AQL 2.5 means you’ll accept an order even if 2.5% of it is defective. That’s 250 bad units in every 10,000.
Now imagine you’re selling phone chargers. If 2.5% of them catch fire, you’re out of business.
But most reports just slap “AQL 2.5” on there like it’s a gold star. They never explain what it means for YOUR product. They never ask if that level makes sense for your market or your customers.
It’s like a restaurant saying “food poisoning rate within industry standards.” Great. I still don’t want to eat there.
When we do inspections, we make the buyer pick the AQL based on what failure actually costs them. High-value electronics? AQL 1.0 or tighter. Cheap plastic toys? Fine, go AQL 4.0. But you decide. Not some template.
The Photo Scam
Half the reports I see have 8-12 photos. All taken from the same angle. All showing the good units.
Here’s what’s missing:
-
Close-ups of defects
-
Measurements with calipers in frame
-
Packaging from multiple angles
-
Serial numbers or batch codes
-
The actual production line during inspection
I’ve seen factories stage entire photo shoots. They line up the best 20 units. Take pretty pictures. Then ship you the other 9,980 units that look nothing like the photos.
One time, I caught a factory using products from a previous buyer’s order for inspection photos. They didn’t even make this buyer’s goods yet. Just recycled old photos. Added a new date. Sent the report.
The buyer wired final payment. Got a container of garbage three weeks later.
Nobody checks the metadata anymore. Nobody reverse-image searches. Everyone just scrolls and approves.
What Happens During the Actual Visit
Most inspection companies send one guy for 3-4 hours. He shows up. Counts some boxes. Takes photos. Leaves.
That’s not an inspection. That’s tourism.
Here’s what should happen:
The inspector arrives unannounced or with only 1-hour notice. Factories that know you’re coming will prep the good stuff.
He checks if the workers are using the right tools and materials. Not what’s in the spec sheet. What’s actually on the table right now.
He talks to workers when the boss isn’t around. Finds out if there are problems nobody wants to mention.
He opens random boxes from the back of the warehouse. Not the ones stacked in front for easy access.
He tests actual function, not just appearance. If it’s a speaker, does it play music? If it’s a lock, does it lock?
He documents everything that could go wrong during shipping. Loose cartons. Missing desiccant packs. Plastic bags too thin.
This takes 6-8 hours minimum.
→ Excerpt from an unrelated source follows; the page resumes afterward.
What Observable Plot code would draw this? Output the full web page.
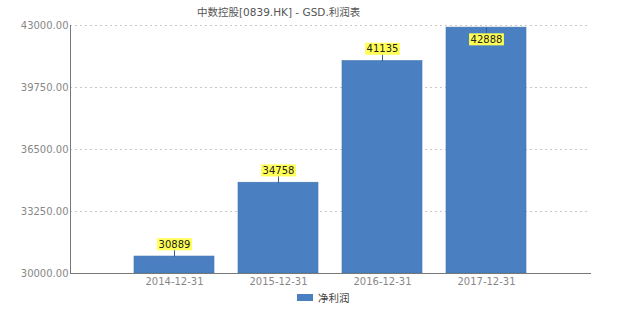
<!DOCTYPE html>
<html>
<head>
<meta charset="utf-8">
<script src="https://cdn.jsdelivr.net/npm/d3@7"></script>
<script src="https://cdn.jsdelivr.net/npm/@observablehq/plot@0.6"></script>
<style>
  html, body { margin: 0; padding: 0; background: #fff; }
  body { width: 640px; height: 317px; overflow: hidden; font-family: "DejaVu Sans", "Noto Sans CJK SC", sans-serif; }
  #title { height: 18px; line-height: 24px; font-size: 10.5px; color: #555; padding-left: 197px; font-family: "DejaVu Sans", "Noto Sans CJK SC", sans-serif; white-space: nowrap; }
  #legend { height: 15px; display: flex; align-items: center; justify-content: flex-start; padding-left: 297px; font-size: 10.5px; color: #444; font-family: "Noto Sans CJK SC", sans-serif; }
  #legend .sw { width: 16px; height: 7px; background: #4a80c1; margin-right: 5px; }
</style>
</head>
<body>
<div id="title"></div>
<div id="chart"></div>
<div id="legend"><span class="sw"></span><span id="legendText"></span></div>
<script>
const titleText = "中数控股[0839.HK] - GSD.利润表";
const seriesName = "净利润";
const categories = ["2014-12-31", "2015-12-31", "2016-12-31", "2017-12-31"];
const values = [30889, 34758, 41135, 42888];
const yTicks = [30000, 33250, 36500, 39750, 43000];

document.getElementById("title").textContent = titleText;
document.getElementById("legendText").textContent = seriesName;

const data = categories.map((c, i) => ({ date: c, value: values[i] }));
const yMin = yTicks[0], yMax = yTicks[yTicks.length - 1];
const inside = d => d.value > yMax - 1000;

const lineShape = { draw(context, l) { context.moveTo(0, 0); context.lineTo(0, -l); } };

const chart = Plot.plot({
  width: 640,
  height: 272,
  marginLeft: 70,
  marginRight: 50,
  marginTop: 7,
  marginBottom: 17,
  style: { fontFamily: "DejaVu Sans, sans-serif", fontSize: "10px", background: "#fff" },
  x: { domain: categories, paddingInner: 0.23, paddingOuter: 0.615, label: null },
  y: { domain: [yMin, yMax], label: null },
  marks: [
    Plot.ruleY(yTicks.slice(1), { stroke: "#c8c8c8", strokeDasharray: "2,3", strokeWidth: 1 }),
    Plot.barY(data, { x: "date", y1: yMin, y2: "value", fill: "#4a80c1", stroke: "#3f72ae", strokeWidth: 0.6 }),
    Plot.vector(data, { x: "date", y: "value", length: 7, rotate: d => inside(d) ? 180 : 0, anchor: "start", shape: lineShape, stroke: "#3a5f8f", strokeWidth: 1 }),
    Plot.text(data.filter(d => !inside(d)), { x: "date", y: "value", text: d => String(d.value), dy: -12, fill: "#222", fontSize: 10, className: "vlabel" }),
    Plot.text(data.filter(d => inside(d)), { x: "date", y: "value", text: d => String(d.value), dy: 12, fill: "#222", fontSize: 10, className: "vlabel" }),
    Plot.axisY({ ticks: yTicks, tickFormat: d3.format(".2f"), tickSize: 0, tickPadding: 2, fill: "#888", fontSize: 10 }),
    Plot.axisX({ tickSize: 0, tickPadding: 4, fill: "#888", fontSize: 10 }),
    Plot.frame({ anchor: "left", stroke: "#777" }),
    Plot.frame({ anchor: "bottom", stroke: "#777" })
  ]
});
document.getElementById("chart").appendChild(chart);

// yellow label boxes behind value texts
chart.querySelectorAll("g.vlabel text").forEach(t => {
  const b = t.getBBox();
  const r = document.createElementNS("http://www.w3.org/2000/svg", "rect");
  r.setAttribute("x", b.x - 1.5);
  r.setAttribute("y", b.y - 0.5);
  r.setAttribute("width", b.width + 3);
  r.setAttribute("height", b.height + 1);
  r.setAttribute("fill", "#ffff55");
  const tr = t.getAttribute("transform");
  if (tr) r.setAttribute("transform", tr);
  t.parentNode.insertBefore(r, t);
});
</script>
</body>
</html>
Not 3.
If your inspector is in and out fast, he’s just collecting a check.
The Factory Dance
Factories have a playbook for inspections. I’ve seen it a hundred times.
They “lose” the defective units before you arrive. They scatter them across different storage areas. They relabel cartons so you can’t tell which batch is which.
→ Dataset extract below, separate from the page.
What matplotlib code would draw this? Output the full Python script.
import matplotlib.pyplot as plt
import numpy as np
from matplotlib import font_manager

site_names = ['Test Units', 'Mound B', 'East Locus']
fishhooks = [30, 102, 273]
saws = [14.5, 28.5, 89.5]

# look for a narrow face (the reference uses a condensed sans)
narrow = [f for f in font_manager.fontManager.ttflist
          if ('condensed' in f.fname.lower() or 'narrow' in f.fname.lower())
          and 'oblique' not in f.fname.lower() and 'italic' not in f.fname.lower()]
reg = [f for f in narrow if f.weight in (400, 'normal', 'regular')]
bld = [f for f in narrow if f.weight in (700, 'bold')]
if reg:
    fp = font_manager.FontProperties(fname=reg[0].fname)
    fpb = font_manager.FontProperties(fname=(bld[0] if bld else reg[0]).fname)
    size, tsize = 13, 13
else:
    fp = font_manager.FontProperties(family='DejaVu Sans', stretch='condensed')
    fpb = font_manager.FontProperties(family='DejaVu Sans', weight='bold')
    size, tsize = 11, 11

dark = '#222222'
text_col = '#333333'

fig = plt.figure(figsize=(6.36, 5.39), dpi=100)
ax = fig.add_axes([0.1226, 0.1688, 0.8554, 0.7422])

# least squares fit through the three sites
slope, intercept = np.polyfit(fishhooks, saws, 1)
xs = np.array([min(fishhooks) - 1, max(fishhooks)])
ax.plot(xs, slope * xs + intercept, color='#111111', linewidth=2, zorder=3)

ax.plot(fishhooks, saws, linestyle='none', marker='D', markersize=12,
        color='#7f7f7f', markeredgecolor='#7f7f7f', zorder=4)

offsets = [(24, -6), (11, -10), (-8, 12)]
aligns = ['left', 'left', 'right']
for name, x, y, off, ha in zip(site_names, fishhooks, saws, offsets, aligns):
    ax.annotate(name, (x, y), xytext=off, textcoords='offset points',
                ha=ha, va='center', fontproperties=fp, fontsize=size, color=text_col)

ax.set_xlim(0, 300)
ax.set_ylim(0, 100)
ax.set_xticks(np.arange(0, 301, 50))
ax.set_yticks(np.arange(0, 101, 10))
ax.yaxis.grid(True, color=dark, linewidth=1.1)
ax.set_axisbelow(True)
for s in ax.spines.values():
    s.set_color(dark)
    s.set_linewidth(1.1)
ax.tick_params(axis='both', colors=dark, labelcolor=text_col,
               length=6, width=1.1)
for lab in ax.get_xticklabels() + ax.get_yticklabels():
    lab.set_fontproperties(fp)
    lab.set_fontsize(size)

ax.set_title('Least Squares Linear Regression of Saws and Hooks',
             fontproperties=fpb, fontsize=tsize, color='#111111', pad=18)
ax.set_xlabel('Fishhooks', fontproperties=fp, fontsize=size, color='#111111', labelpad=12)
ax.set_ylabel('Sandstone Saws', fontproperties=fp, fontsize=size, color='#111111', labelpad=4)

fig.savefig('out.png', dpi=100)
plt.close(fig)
They rush workers to clean up and look busy during your visit. Then the second you leave, half of them go back to sitting on their phones.
They show you certifications that are expired or forged. They know most inspectors don’t verify the lab or check the date.
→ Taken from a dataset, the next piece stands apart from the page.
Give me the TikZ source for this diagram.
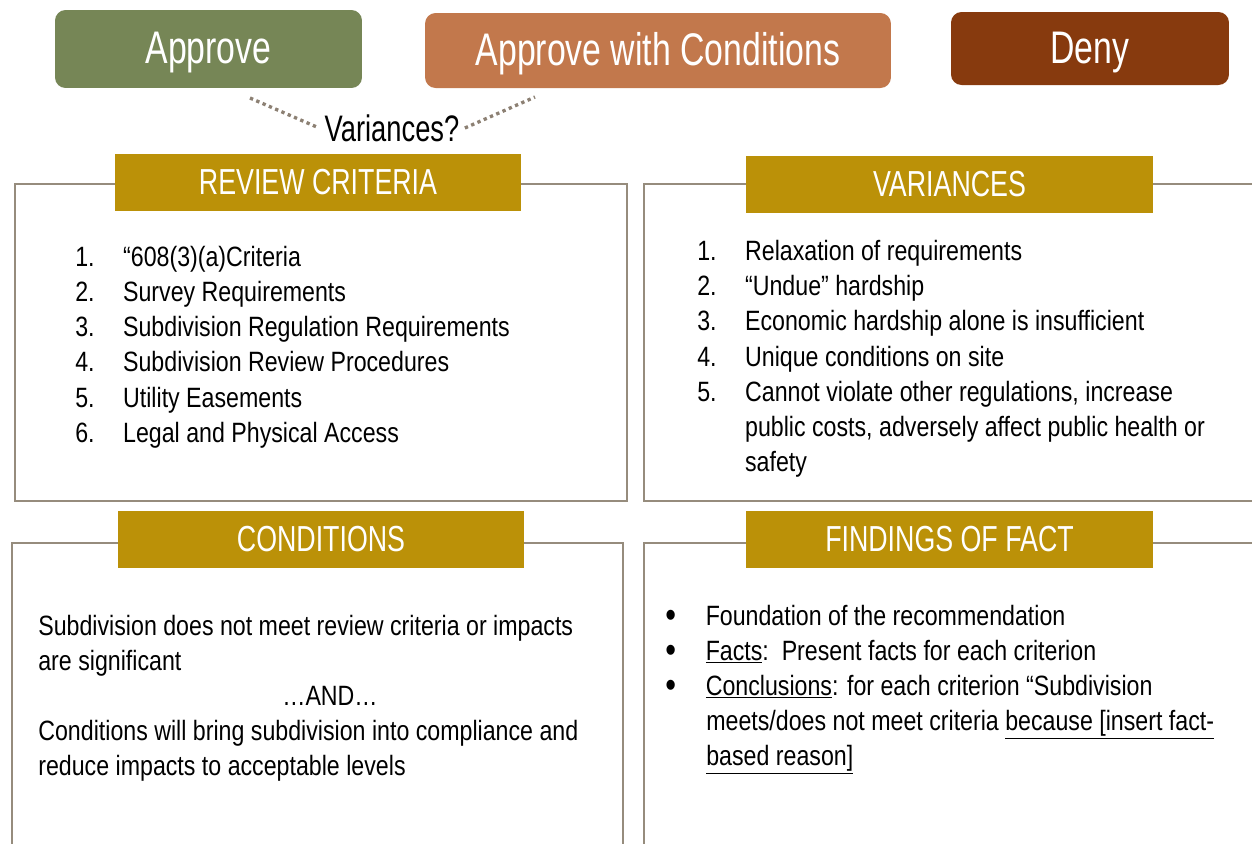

They sweet-talk your inspector. Offer lunch. Ask about his family. Build rapport so he feels bad writing a harsh report.
I’m not saying every factory is evil. Most are just trying to survive. But the pressure to cut corners is massive. Your inspector has to be tougher than that pressure.
If he’s not, you’re wasting money.
What You Should Do Right Now
Stop accepting reports that don’t answer these three questions:
-
Exactly how many units are defective and what defects did they have?
-
What specific measurements failed and by how much?
-
Should I ship this order or rework it?
If the report doesn’t answer all three in plain numbers and words, send it back. Don’t pay. Demand a redo.
And here’s the 10-minute task: Pull up your last three inspection reports. Search for the word “approximately” or “some” or “minor.” If you find them, you got scammed. Those are weasel words that mean nothing.
Call your QC company. Tell them you want numbers, not opinions. If they push back, find someone else.